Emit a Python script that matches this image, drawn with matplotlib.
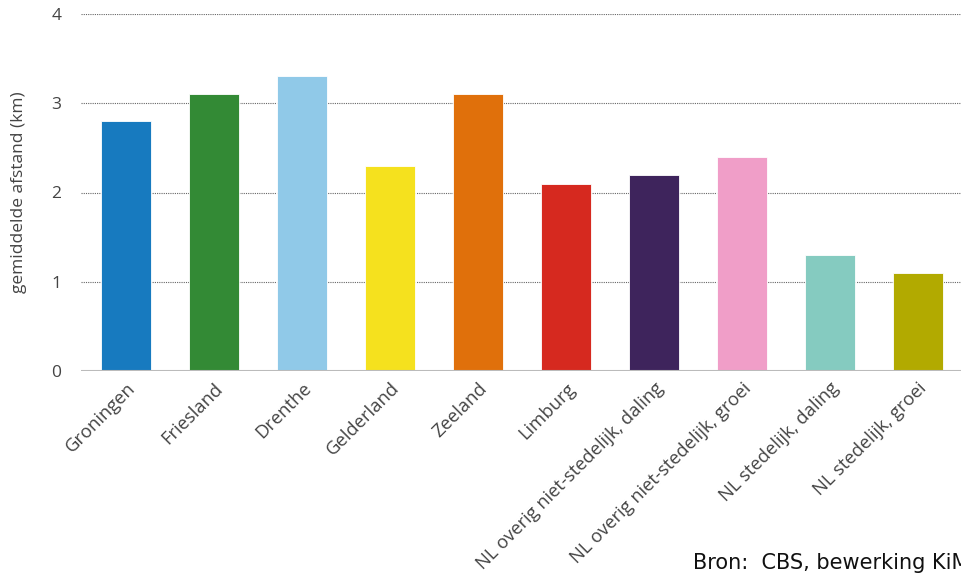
import matplotlib.pyplot as plt

# gegevens uit de grafiek
categorieen = ["Groningen", "Friesland", "Drenthe", "Gelderland", "Zeeland", "Limburg",
               "NL overig niet-stedelijk, daling", "NL overig niet-stedelijk, groei",
               "NL stedelijk, daling", "NL stedelijk, groei"]
afstand = [2.8, 3.1, 3.3, 2.3, 3.1, 2.1, 2.2, 2.4, 1.3, 1.1]
kleuren = ["#177abf", "#338a35", "#90c9e8", "#f5e11e", "#e0700b", "#d6291f",
           "#3e245c", "#f09ec8", "#85cbc0", "#b2aa00"]

plt.rcParams['font.family'] = ['Open Sans', 'DejaVu Sans']

fig = plt.figure(figsize=(9.61, 5.76), dpi=100)
ax = fig.add_axes([81 / 961, 1 - 371 / 576, 880 / 961, 357 / 576])

ax.bar(range(len(categorieen)), afstand, width=0.57, color=kleuren,
       edgecolor='white', linewidth=0.6, zorder=3)

ax.set_xlim(-0.51, 9.49)
ax.set_ylim(0, 4)
ax.set_yticks([0, 1, 2, 3, 4])
ax.yaxis.grid(True, linestyle=(0, (1, 1)), color='#666666', linewidth=0.8, zorder=0)
ax.axhline(0, color='#bbbbbb', linewidth=1.5, zorder=4)

for s in ax.spines.values():
    s.set_visible(False)

ax.tick_params(axis='y', length=0, pad=14, labelsize=12.5, labelcolor='#444444')
ax.tick_params(axis='x', length=0, pad=6, labelsize=13.2, labelcolor='#444444')
ax.set_xticks(range(len(categorieen)))
ax.set_xticklabels(categorieen, rotation=45, ha='right', rotation_mode='anchor')

ax.set_ylabel("gemiddelde afstand (km)", fontsize=12.5, color='#444444', labelpad=18)

# bronvermelding loopt in het origineel over de rand
fig.text(693 / 961, 1 - 563 / 576, "Bron:  CBS, bewerking KiM", fontsize=15,
         family='DejaVu Sans', color='#111111', va='center', ha='left')

fig.savefig("out.png", dpi=100)
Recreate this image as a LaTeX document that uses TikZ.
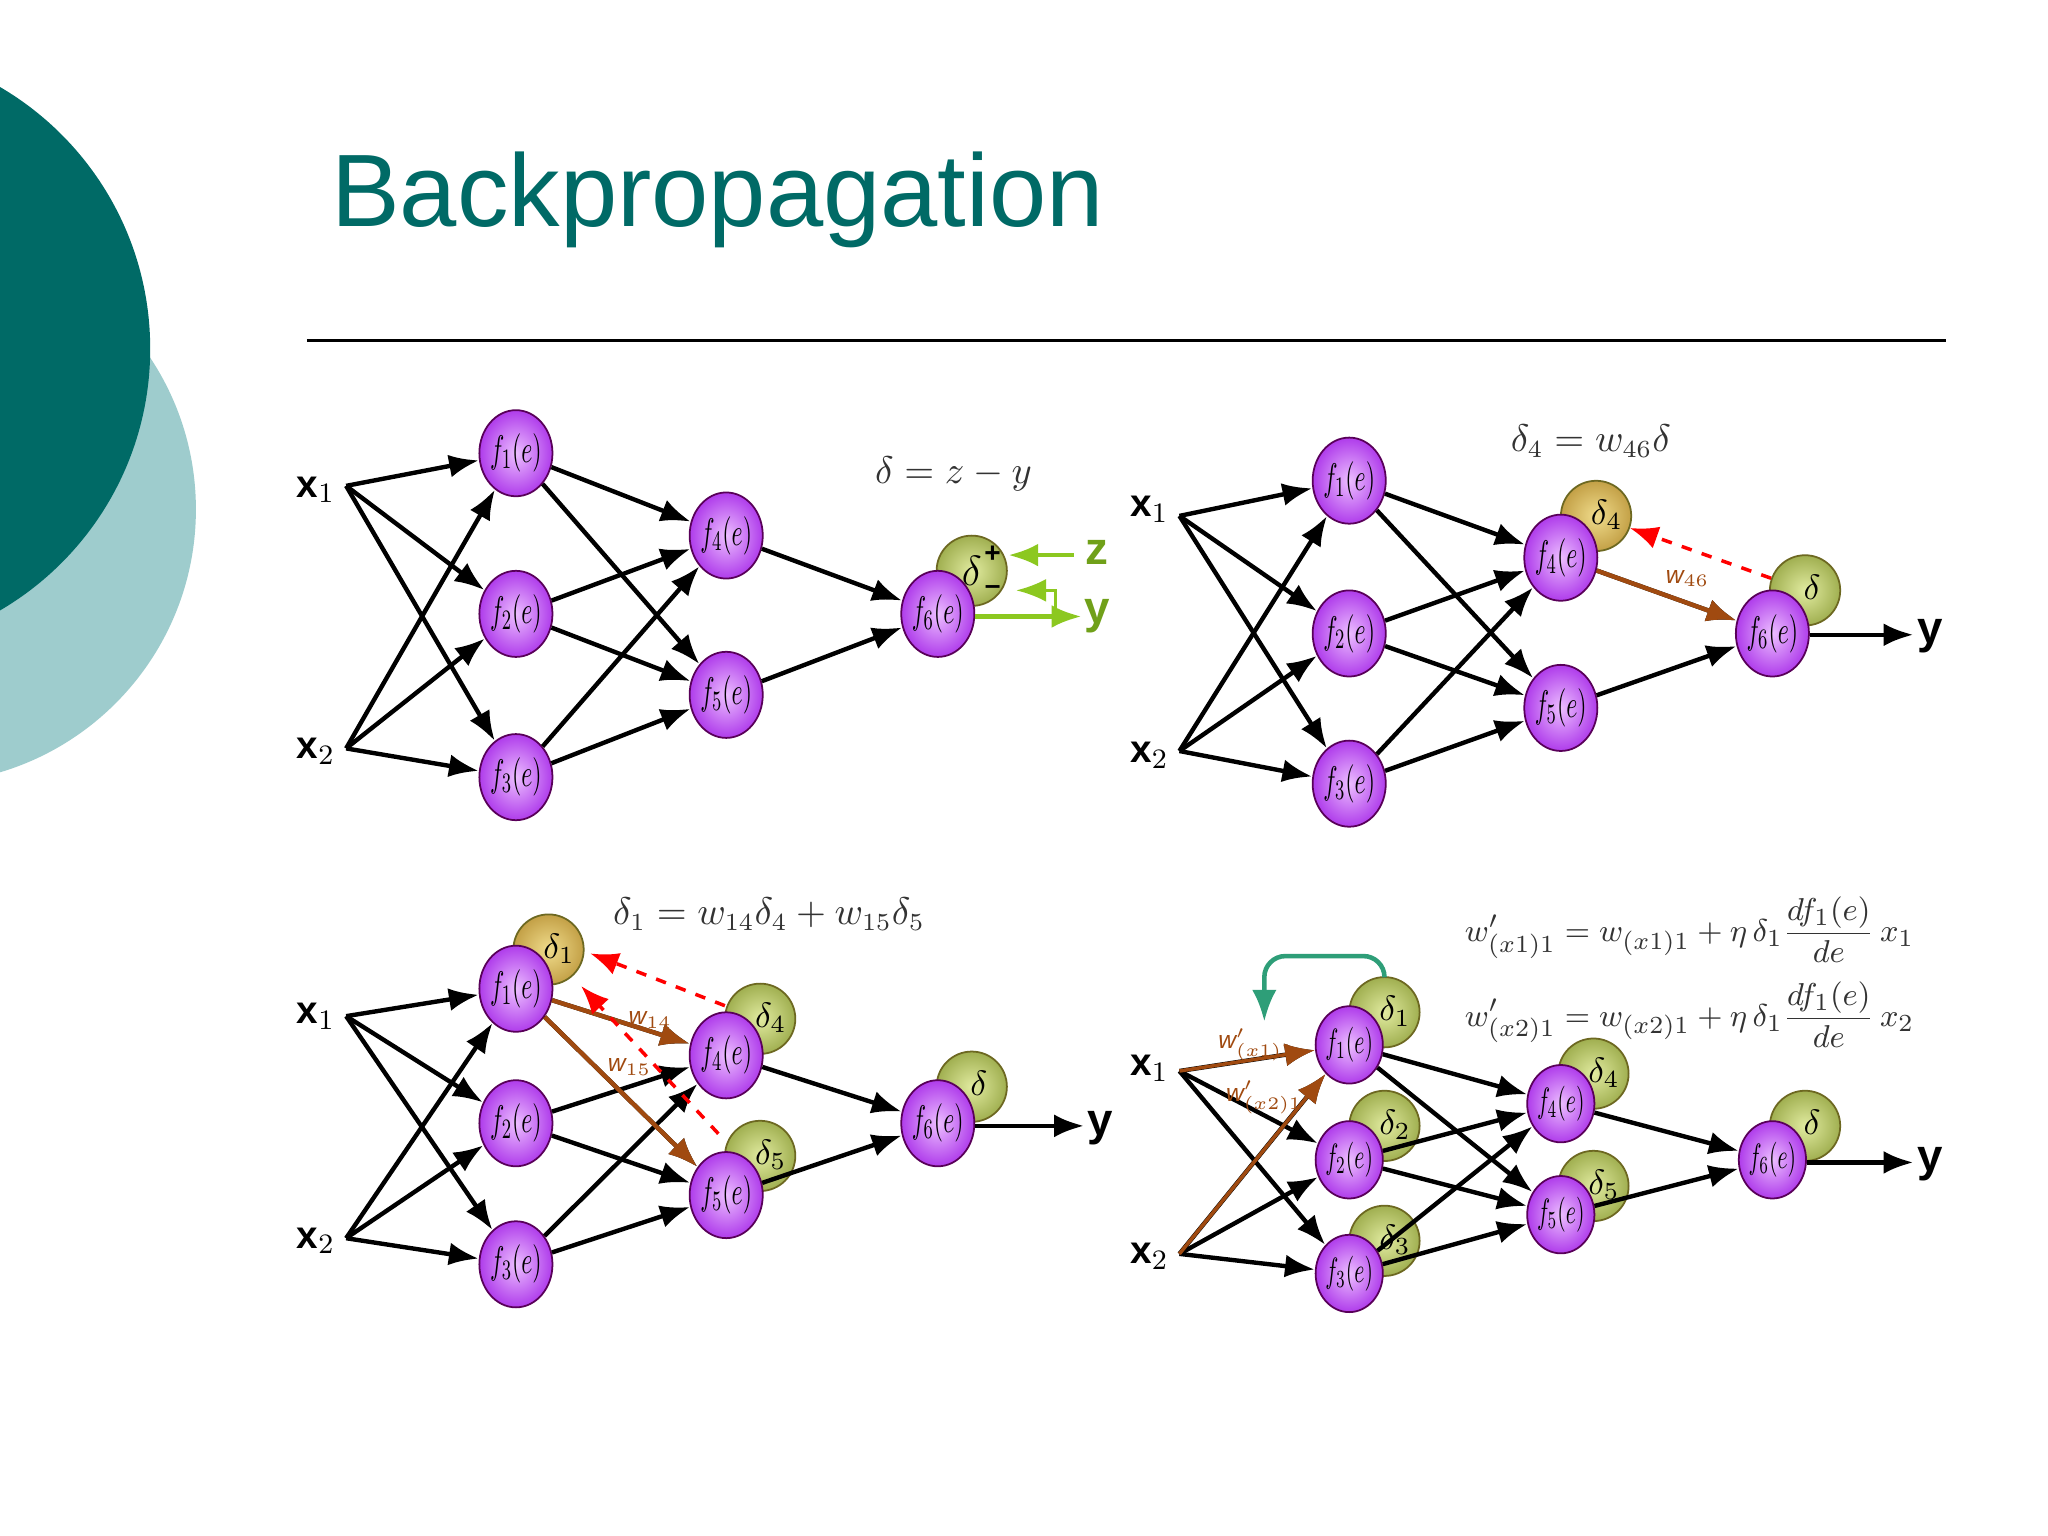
\documentclass[tikz,border=0pt]{standalone}
\usepackage{fontspec}
\usepackage{graphicx}
\setmainfont{Liberation Serif}
\setsansfont{Liberation Sans}
\usetikzlibrary{arrows.meta,shapes.geometric}
\definecolor{teald}{HTML}{006A66}
\definecolor{teall}{HTML}{9ECCCD}
\definecolor{brn}{HTML}{A04A10}
\definecolor{grn}{HTML}{8CC820}
\definecolor{loopg}{HTML}{2E9E78}
\newcommand{\fl}[1]{\scalebox{0.62}[1]{$f_{#1}(e)$}}
\tikzset{
 fn/.style={ellipse,draw=violet!70!black,line width=0.5pt,inner sep=0pt,minimum width=19.3pt,minimum height=24.5pt,inner color={rgb,255:red,236;green,190;blue,255},outer color={rgb,255:red,175;green,60;blue,235},font=\fontsize{11}{11}\selectfont},
 fns/.style={fn,minimum width=18.6pt,minimum height=22pt,font=\fontsize{10}{10}\selectfont},
 dl/.style={circle,draw=olive!70!black,line width=0.5pt,minimum size=20pt,inner sep=0pt,inner color={rgb,255:red,225;green,235;blue,160},outer color={rgb,255:red,160;green,175;blue,80},font=\fontsize{10}{10}\selectfont,text depth=0pt},
 dlt/.style={dl,inner color={rgb,255:red,240;green,220;blue,140},outer color={rgb,255:red,195;green,160;blue,70}},
 ar/.style={-{Latex[length=8.5pt,width=6.5pt]},line width=1.25pt,black},
 br/.style={ar,brn},
 rd/.style={-{Latex[length=8pt,width=6.5pt]},line width=1pt,red,dashed},
 xl/.style={font=\sffamily\bfseries\fontsize{11}{11}\selectfont,inner sep=1pt},
 eq/.style={font=\fontsize{10.5}{10.5}\selectfont,text=black!80},
 eqs/.style={font=\fontsize{9.5}{9.5}\selectfont,text=black!80},
 wl/.style={text=brn,font=\sffamily\itshape\fontsize{7}{7}\selectfont,inner sep=0pt},
 yl/.style={xl,font=\sffamily\bfseries\fontsize{13}{13}\selectfont},
}
\newcommand{\edges}[1]{%
 \foreach \s in {1,2,3}{\draw[ar] (#1i1) -- (#1\s); \draw[ar] (#1i2) -- (#1\s);}
 \foreach \s in {1,2,3}{\draw[ar] (#1\s) -- (#14); \draw[ar] (#1\s) -- (#15);}
 \draw[ar] (#14) -- (#16); \draw[ar] (#15) -- (#16);}
\begin{document}
\begin{tikzpicture}[x=0.01306cm,y=-0.01306cm]
\useasboundingbox (0,0) rectangle (1568,1176);
\fill[white] (0,0) rectangle (1568,1176);
\begin{scope}
\clip (0,0) rectangle (1568,1176);
\fill[teall] (-60,390) circle (210);
\fill[teald] (-117,267) circle (232);
\end{scope}
\node[anchor=west,text=teald,font=\sffamily\fontsize{29.3}{29.3}\selectfont] (title) at (244,153) {Backpropagation};
\draw[line width=0.8pt] (235,261) -- (1490,261);

% ---------- panel 1
\node[xl] (ax1) at (242,375) {x$_1$};
\node[xl] (ax2) at (242,575) {x$_2$};
\coordinate (ai1) at (265,372); \coordinate (ai2) at (265,573);
\node[dl] (ad) at (744,437) {};
\node[fn] (a1) at (395,347) {\fl1};
\node[fn] (a2) at (395,470) {\fl2};
\node[fn] (a3) at (395,595) {\fl3};
\node[fn] (a4) at (556,410) {\fl4};
\node[fn] (a5) at (556,532) {\fl5};
\node[fn] (a6) at (718,470) {\fl6};
\node[font=\fontsize{12}{12}\selectfont] (adl) at (744,437) {$\delta$};
\node[font=\sffamily\bfseries\fontsize{8}{8}\selectfont] (ap) at (760,424) {+};
\node[font=\sffamily\bfseries\fontsize{8}{8}\selectfont] (am) at (760,452) {–};
\edges{a}
\node[eq] (aeq) at (730,363) {$\delta = z - y$};
\node[yl,text=grn!80!black] (az) at (840,423) {z};
\node[yl,text=grn!80!black] (ay) at (840,472) {y};
\coordinate (azs) at (822,425); \coordinate (aze) at (772,425);
\draw[ar,grn] (azs) -- (aze);
\coordinate (aye) at (828,472);
\draw[ar,grn] (a6.east|-aye) -- (aye);
\coordinate (afb) at (808,472); \coordinate (afe) at (778,452);
\draw[ar,grn,line width=0.9pt] (afb) -- (afb|-afe) -- (afe);

% ---------- panel 2
\node[xl] (bx1) at (880,390) {x$_1$};
\node[xl] (bx2) at (880,578) {x$_2$};
\coordinate (bi1) at (903,395); \coordinate (bi2) at (903,575);
\node[dlt] (bd4) at (1222,395) {\raisebox{2pt}{\hspace{6pt}$\delta_4$}};
\node[dl] (bd) at (1382,452) {\raisebox{2pt}{\hspace{4pt}$\delta$}};
\node[fn] (b1) at (1033,368) {\fl1};
\node[fn] (b2) at (1033,485) {\fl2};
\node[fn] (b3) at (1033,600) {\fl3};
\node[fn] (b4) at (1195,427) {\fl4};
\node[fn] (b5) at (1195,542) {\fl5};
\node[fn] (b6) at (1357,485) {\fl6};
\edges{b}
\draw[br] (b4) -- (b6);
\node[wl] (bw) at (1292,443) {w$_{46}$};
\draw[rd] (bd) -- (bd4);
\coordinate (bye) at (1465,486);
\draw[ar] (b6.east|-bye) -- (bye);
\node[yl] (by) at (1478,487) {y};
\node[eq] (beq) at (1218,338) {$\delta_4 = w_{46}\delta$};

% ---------- panel 3
\node[xl] (cx1) at (242,778) {x$_1$};
\node[xl] (cx2) at (242,950) {x$_2$};
\coordinate (ci1) at (265,778); \coordinate (ci2) at (265,948);
\node[dlt] (cd1) at (420,727) {\raisebox{2pt}{\hspace{6pt}$\delta_1$}};
\node[dl] (cd4) at (582,780) {\raisebox{2pt}{\hspace{6pt}$\delta_4$}};
\node[dl] (cd5) at (582,885) {\raisebox{2pt}{\hspace{6pt}$\delta_5$}};
\node[dl] (cd) at (744,832) {\raisebox{2pt}{\hspace{4pt}$\delta$}};
\node[fn] (c1) at (395,757) {\fl1};
\node[fn] (c2) at (395,860) {\fl2};
\node[fn] (c3) at (395,968) {\fl3};
\node[fn] (c4) at (556,808) {\fl4};
\node[fn] (c5) at (556,915) {\fl5};
\node[fn] (c6) at (718,860) {\fl6};
\edges{c}
\draw[br] (c1) -- (c4); \draw[br] (c1) -- (c5);
\coordinate (cr1s) at (555,770); \coordinate (cr1e) at (452,730);
\coordinate (cr2s) at (550,868); \coordinate (cr2e) at (445,755);
\draw[rd] (cr1s) -- (cr1e);
\draw[rd] (cr2s) -- (cr2e);
\node[wl] (cw14) at (498,781) {w$_{14}$};
\node[wl] (cw15) at (482,817) {w$_{15}$};
\coordinate (cye) at (830,862);
\draw[ar] (c6.east|-cye) -- (cye);
\node[yl] (cy) at (842,864) {y};
\node[eq,anchor=west] (ceq) at (460,700) {$\delta_1 = w_{14}\delta_4 + w_{15}\delta_5$};

% ---------- panel 4
\node[xl] (dx1) at (880,818) {x$_1$};
\node[xl] (dx2) at (880,962) {x$_2$};
\coordinate (di1) at (903,820); \coordinate (di2) at (903,960);
\node[dl] (dd1) at (1060,775) {\raisebox{2pt}{\hspace{6pt}$\delta_1$}};
\node[dl] (dd2) at (1060,862) {\raisebox{2pt}{\hspace{6pt}$\delta_2$}};
\node[dl] (dd3) at (1060,950) {\raisebox{2pt}{\hspace{6pt}$\delta_3$}};
\node[dl] (dd4) at (1220,822) {\raisebox{2pt}{\hspace{6pt}$\delta_4$}};
\node[dl] (dd5) at (1220,908) {\raisebox{2pt}{\hspace{6pt}$\delta_5$}};
\node[dl] (dd) at (1382,862) {\raisebox{2pt}{\hspace{4pt}$\delta$}};
\node[fns] (d1) at (1033,800) {\fl1};
\node[fns] (d2) at (1033,888) {\fl2};
\node[fns] (d3) at (1033,975) {\fl3};
\node[fns] (d4) at (1195,845) {\fl4};
\node[fns] (d5) at (1195,930) {\fl5};
\node[fns] (d6) at (1357,888) {\fl6};
\edges{d}
\draw[br,line width=1pt] (di1) -- (d1); \draw[br,line width=1pt] (di2) -- (d1);
\node[wl] (dw1) at (962,800) {w$'_{(x1)1}$};
\node[wl] (dw2) at (968,840) {w$'_{(x2)1}$};
\coordinate (dl1) at (1058,732); \coordinate (dl2) at (968,782);
\draw[-{Latex[length=9pt,width=7pt]},loopg,line width=1.3pt,rounded corners=6pt] (dd1.north) -- (dd1.north|-dl1) -- (dl2|-dl1) -- (dl2);
\coordinate (dye) at (1465,890);
\draw[ar] (d6.east|-dye) -- (dye);
\node[yl] (dy) at (1478,891) {y};
\node[eqs,anchor=west] (deq1) at (1112,712) {$w'_{(x1)1} = w_{(x1)1} + \eta\,\delta_1 \displaystyle\frac{df_1(e)}{de}\,x_1$};
\node[eqs,anchor=west] (deq2) at (1112,777) {$w'_{(x2)1} = w_{(x2)1} + \eta\,\delta_1 \displaystyle\frac{df_1(e)}{de}\,x_2$};
\end{tikzpicture}
\end{document}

* Direction
Select from the material above each line in which the string "this" appears, and list those lines.

* The completed task
Emit a Python script that matches this image, drawn with matplotlib.
Recreate this image as a LaTeX document that uses TikZ.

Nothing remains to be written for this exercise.